Question

Find the general solution of $$2 y^{\prime \prime \prime}+7 y^{\prime \prime}+4 y^{\prime}-4 y=0$$ if $$m_{1}=\frac{1}{2}$$ is one root of its auxiliary equation.

Answer

**step1 Formulate the Auxiliary Equation**

For a homogeneous linear differential equation with constant coefficients, we convert it into an algebraic equation called the auxiliary equation by replacing derivatives of $$y$$ with powers of a variable, say $$m$$. Specifically, $$y^{\prime \prime \prime}$$ becomes $$m^3$$, $$y^{\prime \prime}$$ becomes $$m^2$$, $$y^{\prime}$$ becomes $$m$$, and $$y$$ becomes $$1$$. This allows us to find the roots that define the form of the solution.

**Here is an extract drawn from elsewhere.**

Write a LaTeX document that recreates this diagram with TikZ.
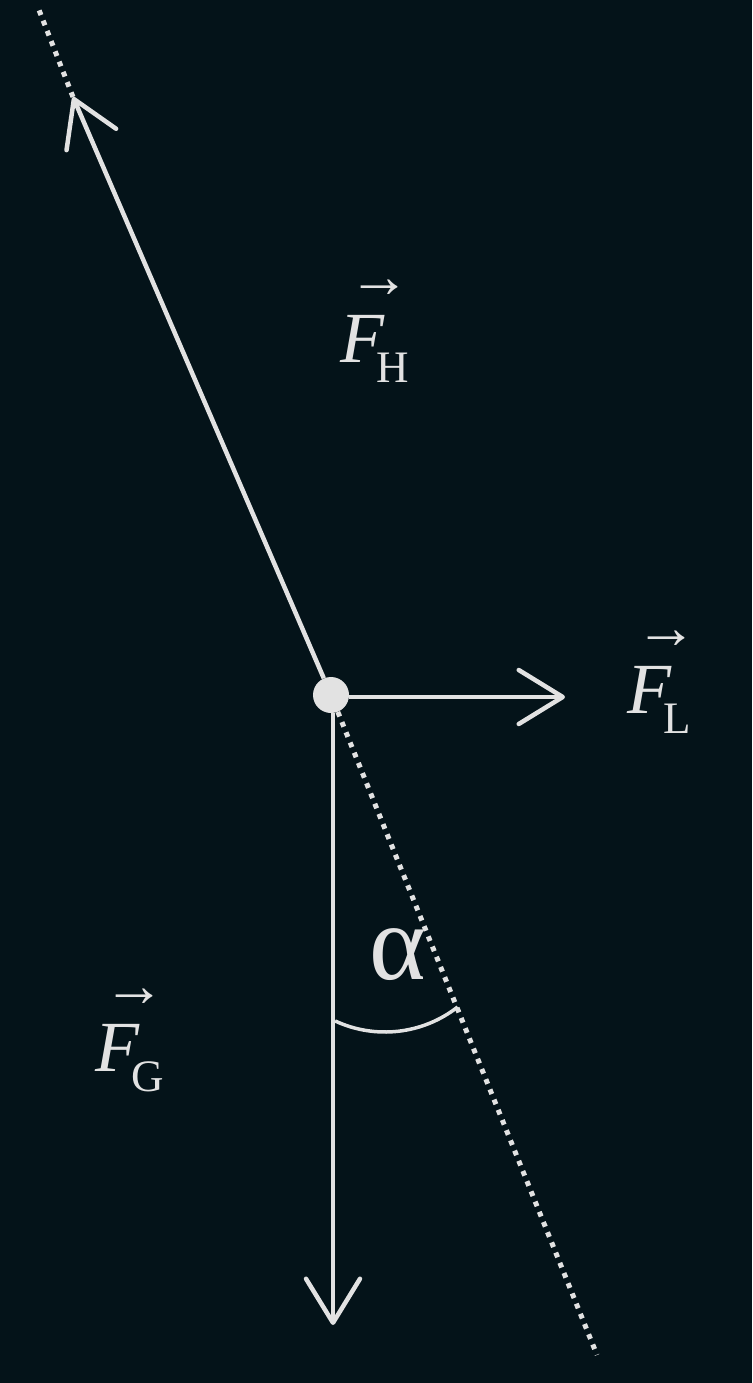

$$2 m^3 + 7 m^2 + 4 m - 4 = 0$$

**step2 Use the Given Root to Factor the Auxiliary Equation**

We are given that $$m_1 = \frac{1}{2}$$ is one root of the auxiliary equation. This means that $$(m - \frac{1}{2})$$ or, equivalently, $$(2m - 1)$$ is a factor of the polynomial $$2 m^3 + 7 m^2 + 4 m - 4$$. We can use synthetic division or polynomial long division to divide the auxiliary polynomial by $$(m - \frac{1}{2})$$ to find the remaining quadratic factor.

Using synthetic division with the root $$\frac{1}{2}$$:

$$ \frac{1}{2} \, | \, 2 \quad 7 \quad 4 \quad -4 $$

$$ \quad \quad \, | \, \quad 1 \quad 4 \quad \, \, 4 $$

$$ \quad \quad \quad \overline{2 \quad 8 \quad 8 \quad \, \, 0} $$

The last number in the bottom row is 0, confirming that $$\frac{1}{2}$$ is a root. The other numbers in the bottom row (2, 8, 8) are the coefficients of the resulting quadratic factor.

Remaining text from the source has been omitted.